**Instructions to follow**
The material below includes pictures; leave them out and return only the lines between the line containing "What React, TypeScript" and the line containing "0.2, -0.4, -0.7];", inclusive, word for word.

**Excerpted data**
________________________________________

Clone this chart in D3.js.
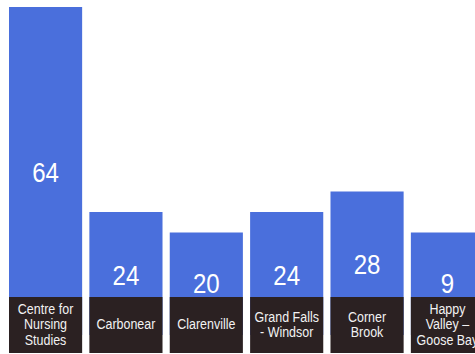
<!DOCTYPE html>
<html>
<head>
<meta charset="utf-8">
<script src="https://cdn.jsdelivr.net/npm/d3@7"></script>
<style>
  html, body { margin: 0; padding: 0; background: #ffffff; }
  svg { display: block; }
</style>
</head>
<body>
<svg id="chart" width="475" height="354"></svg>
<script>
// ---- data ----
const categories = [
  "Centre for Nursing Studies",
  "Carbonear",
  "Clarenville",
  "Grand Falls - Windsor",
  "Corner Brook",
  "Happy Valley – Goose Bay"
];
const categoryLines = [
  ["Centre for", "Nursing", "Studies"],
  ["Carbonear"],
  ["Clarenville"],
  ["Grand Falls", "- Windsor"],
  ["Corner", "Brook"],
  ["Happy", "Valley –", "Goose Bay"]
];
const values = [64, 24, 20, 24, 28, 9];
// the original draws short bars at a minimum height so the number fits
const minBarValue = 20;

// ---- layout ----
const boxTop = 297, boxBottom = 353;
const svg = d3.select("#chart");

const x = d3.scaleBand()
  .domain(categories)
  .range([9, 484])
  .paddingInner(0.09)
  .paddingOuter(0);

// zero baseline sits hidden behind the label boxes
const y = d3.scaleLinear().domain([0, 64]).range([335, 7]);

const data = categories.map((c, i) => ({
  cat: c, lines: categoryLines[i], value: values[i],
  shown: Math.max(values[i], minBarValue)
}));

const blue = "#4a6fdc";
const dark = "#2b2122";
const font = "'Liberation Sans', Arial, sans-serif";

// bars
svg.selectAll("rect.bar").data(data).enter().append("rect")
  .attr("class", "bar")
  .attr("x", d => x(d.cat))
  .attr("y", d => y(d.shown))
  .attr("width", x.bandwidth())
  .attr("height", d => y(0) - y(d.shown))
  .attr("fill", blue);

// value labels (condensed look)
svg.selectAll("text.val").data(data).enter().append("text")
  .attr("class", "val")
  .attr("transform", d => `translate(${x(d.cat) + x.bandwidth() / 2},${Math.min((y(d.shown) + boxTop) / 2 + 30, boxTop - 4)}) scale(0.86,1)`)
  .attr("text-anchor", "middle")
  .attr("fill", "#ffffff")
  .style("font-family", font)
  .style("font-size", "28px")
  .text(d => d.value);

// category boxes
svg.selectAll("rect.box").data(data).enter().append("rect")
  .attr("class", "box")
  .attr("x", d => x(d.cat))
  .attr("y", boxTop)
  .attr("width", x.bandwidth())
  .attr("height", boxBottom - boxTop)
  .attr("fill", dark);

const lineH = 15.5, midY = 324.5;
const lab = svg.selectAll("text.cat").data(data).enter().append("text")
  .attr("class", "cat")
  .attr("transform", d => `translate(${x(d.cat) + x.bandwidth() / 2},0) scale(0.86,1)`)
  .attr("text-anchor", "middle")
  .attr("fill", "#f2f2f2")
  .style("font-family", font)
  .style("font-size", "14.5px");

lab.each(function(d) {
  const n = d.lines.length;
  const t = d3.select(this);
  d.lines.forEach((ln, j) => {
    t.append("tspan")
      .attr("x", 0)
      .attr("y", midY + (j - (n - 1) / 2) * lineH + 5)
      .text(ln);
  });
});
</script>
</body>
</html>
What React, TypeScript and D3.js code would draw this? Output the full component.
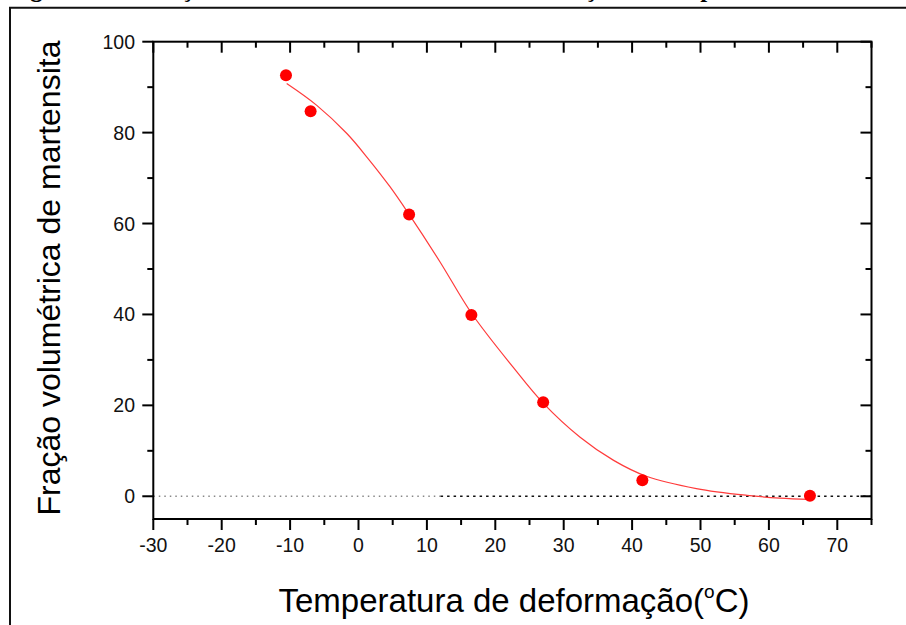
import React from 'react';
import * as d3 from 'd3';

// measured points
const tempC = [-10.6, -7.0, 7.4, 16.5, 27.0, 41.5, 66.0];
const fraction = [92.6, 84.7, 62.0, 39.9, 20.7, 3.5, 0.1];

// fitted curve
const fitTemp = [-10.5, -6.1, -1.7, 1.4, 4.6, 7.4, 11.9, 16.55, 22.6, 27.0, 32.4, 37.3, 42.1, 49.4, 56.8, 61.6, 66.0];
const fitFraction = [90.8, 86.0, 79.8, 74.3, 68.1, 62.0, 51.6, 40.2, 28.4, 20.5, 13.0, 7.9, 4.4, 1.7, 0.2, -0.4, -0.7];

const xMajor = [-30, -20, -10, 0, 10, 20, 30, 40, 50, 60, 70];
const xMinor = [-25, -15, -5, 5, 15, 25, 35, 45, 55, 65, 75];
const yMajor = [0, 20, 40, 60, 80, 100];
const yMinor = [10, 30, 50, 70, 90];

const caption = 'Figura 4.5 – Fração volumétrica de martensita em função da temperatura de deformação';

const W = 906;
const H = 625;
const left = 153.3;
const right = 871.5;
const top = 41.7;
const bottom = 519;

const sans = '"Liberation Sans", Arial, sans-serif';

export default function App() {
    const x = d3.scaleLinear().domain([-30, 75]).range([left, right]);
    const y = d3.scaleLinear().domain([-5, 100]).range([bottom, top]);

    const fit = d3.line<number>()
        .x(d => x(fitTemp[d]))
        .y(d => y(fitFraction[d]))
        .curve(d3.curveCatmullRom)(fitTemp.map((_, i) => i));

    const major = 11;
    const minor = 6;

    return (
        <svg width={W} height={H} style={{ position: 'absolute', left: 0, top: 0, background: '#fff' }}>
            <rect x={0} y={0} width={W} height={H} fill="#fff" />
            {/* caption line, cut off by the crop */}
            <text x={8} y={-3} fontFamily='"Liberation Serif", "Times New Roman", serif'
                fontWeight="bold" fontSize={25} fill="#000">{caption}</text>
            {/* page frame */}
            <path d={`M10,${H + 5}V7.8H${W + 5}`} fill="none" stroke="#111" strokeWidth={2} />

            {/* zero line */}
            <line x1={x(-30)} x2={x(12)} y1={y(0)} y2={y(0)} stroke="#888" strokeWidth={1.3} strokeDasharray="1.5 4" />
            <line x1={x(12)} x2={x(75)} y1={y(0)} y2={y(0)} stroke="#111" strokeWidth={1.3} strokeDasharray="2.5 4" />

            {/* ticks */}
            <g stroke="#000" strokeWidth={2}>
                {xMajor.map(v => (
                    <g key={'xM' + v}>
                        <line x1={x(v)} x2={x(v)} y1={bottom} y2={bottom + major} />
                        <line x1={x(v)} x2={x(v)} y1={top} y2={top + major} />
                    </g>
                ))}
                {xMinor.map(v => (
                    <g key={'xm' + v}>
                        <line x1={x(v)} x2={x(v)} y1={bottom} y2={bottom + minor} />
                        <line x1={x(v)} x2={x(v)} y1={top} y2={top + minor} />
                    </g>
                ))}
                {yMajor.map(v => (
                    <g key={'yM' + v}>
                        <line x1={left - major} x2={left} y1={y(v)} y2={y(v)} />
                        <line x1={right - major} x2={right} y1={y(v)} y2={y(v)} />
                    </g>
                ))}
                {yMinor.map(v => (
                    <g key={'ym' + v}>
                        <line x1={left - minor} x2={left} y1={y(v)} y2={y(v)} />
                        <line x1={right - minor} x2={right} y1={y(v)} y2={y(v)} />
                    </g>
                ))}
            </g>
            <rect x={left} y={top} width={right - left} height={bottom - top} fill="none" stroke="#000" strokeWidth={2} />

            {/* tick labels */}
            <g fontFamily={sans} fontSize={19.5} fill="#111">
                {xMajor.map(v => (
                    <text key={'xl' + v} x={x(v)} y={552} textAnchor="middle">{v}</text>
                ))}
                {yMajor.map(v => (
                    <text key={'yl' + v} x={135} y={y(v) + 7} textAnchor="end">{v}</text>
                ))}
            </g>

            {/* fit + points */}
            <path d={fit || ''} fill="none" stroke="#ff3b3b" strokeWidth={1.2} />
            {tempC.map((t, i) => (
                <circle key={'p' + i} cx={x(t)} cy={y(fraction[i])} r={6} fill="#ff0000" />
            ))}

            {/* axis titles */}
            <text x={514} y={612} textAnchor="middle" fontFamily={sans} fontSize={33} fill="#000">
                Temperatura de deformação(<tspan fontSize={19} dy={-14}>o</tspan><tspan dy={14}>C)</tspan>
            </text>
            <text transform={`translate(60,278) rotate(-90)`} textAnchor="middle" fontFamily={sans} fontSize={32} fill="#000">
                Fração volumétrica de martensita
            </text>
        </svg>
    );
}
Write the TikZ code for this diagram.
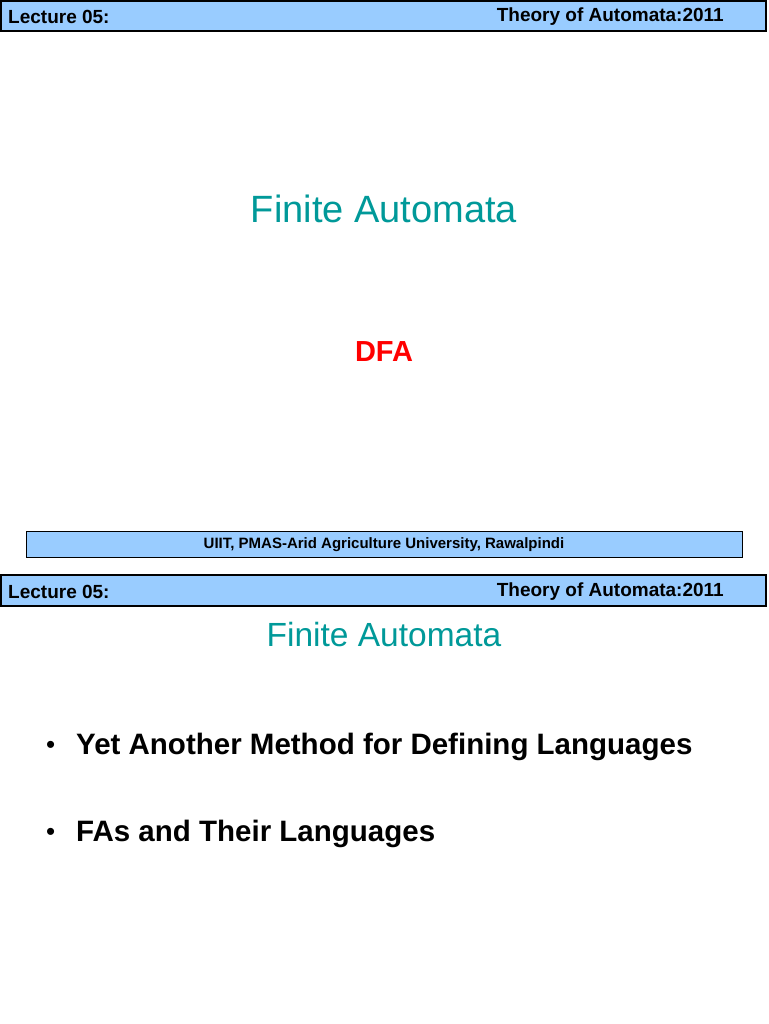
\documentclass[tikz,border=0pt]{standalone}
\usepackage{fontspec}
\setmainfont{Liberation Sans}
\definecolor{hdr}{RGB}{153,204,255}
\definecolor{teal}{RGB}{0,153,153}
\begin{document}
\begin{tikzpicture}[x=1pt,y=-1pt,
  bar/.style={draw=black,line width=1.2pt,fill=hdr},
  htext/.style={font=\fontsize{19}{22}\selectfont\bfseries,inner sep=0pt},
  ttl/.style={text=teal,inner sep=0pt},
  bul/.style={font=\fontsize{29.5}{34}\selectfont\bfseries,anchor=west,inner sep=0pt}]
\useasboundingbox (0,0) rectangle (768,1024);
\fill[white] (0,0) rectangle (768,1024);
% slide 1
\draw[bar] (1,1) rectangle (766,31);
\node[htext,anchor=west] (l1) at (8,17) {Lecture 05:};
\node[htext,anchor=east] (r1) at (724,17) {Theory of Automata:2011};
\node[ttl,font=\fontsize{38}{44}\selectfont] (t1) at (384,209) {Finite Automata};
\node[text=red,font=\fontsize{29}{34}\selectfont\bfseries,inner sep=0pt] (dfa) at (384,352) {DFA};
\draw[bar,line width=0.8pt] (26,531) rectangle (742,557);
\node[inner sep=0pt,font=\fontsize{15}{17}\selectfont\bfseries] (f1) at (384,545) {UIIT, PMAS-Arid Agriculture University, Rawalpindi};
% slide 2
\draw[bar] (1,575) rectangle (766,606);
\node[htext,anchor=west] (l2) at (8,592) {Lecture 05:};
\node[htext,anchor=east] (r2) at (724,592) {Theory of Automata:2011};
\node[ttl,font=\fontsize{33.5}{38}\selectfont] (t2) at (384,635) {Finite Automata};
\node[bul,font=\fontsize{26}{30}\selectfont] (d1) at (46,747) {•};
\node[bul] (b1) at (76,747) {Yet Another Method for Defining Languages};
\node[bul,font=\fontsize{26}{30}\selectfont] (d2) at (46,834) {•};
\node[bul] (b2) at (76,834) {FAs and Their Languages};
\end{tikzpicture}
\end{document}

________________________________________

**The response**
What React, TypeScript and D3.js code would draw this? Output the full component.
import React from 'react';
import * as d3 from 'd3';

// measured points
const tempC = [-10.6, -7.0, 7.4, 16.5, 27.0, 41.5, 66.0];
const fraction = [92.6, 84.7, 62.0, 39.9, 20.7, 3.5, 0.1];

// fitted curve
const fitTemp = [-10.5, -6.1, -1.7, 1.4, 4.6, 7.4, 11.9, 16.55, 22.6, 27.0, 32.4, 37.3, 42.1, 49.4, 56.8, 61.6, 66.0];
const fitFraction = [90.8, 86.0, 79.8, 74.3, 68.1, 62.0, 51.6, 40.2, 28.4, 20.5, 13.0, 7.9, 4.4, 1.7, 0.2, -0.4, -0.7];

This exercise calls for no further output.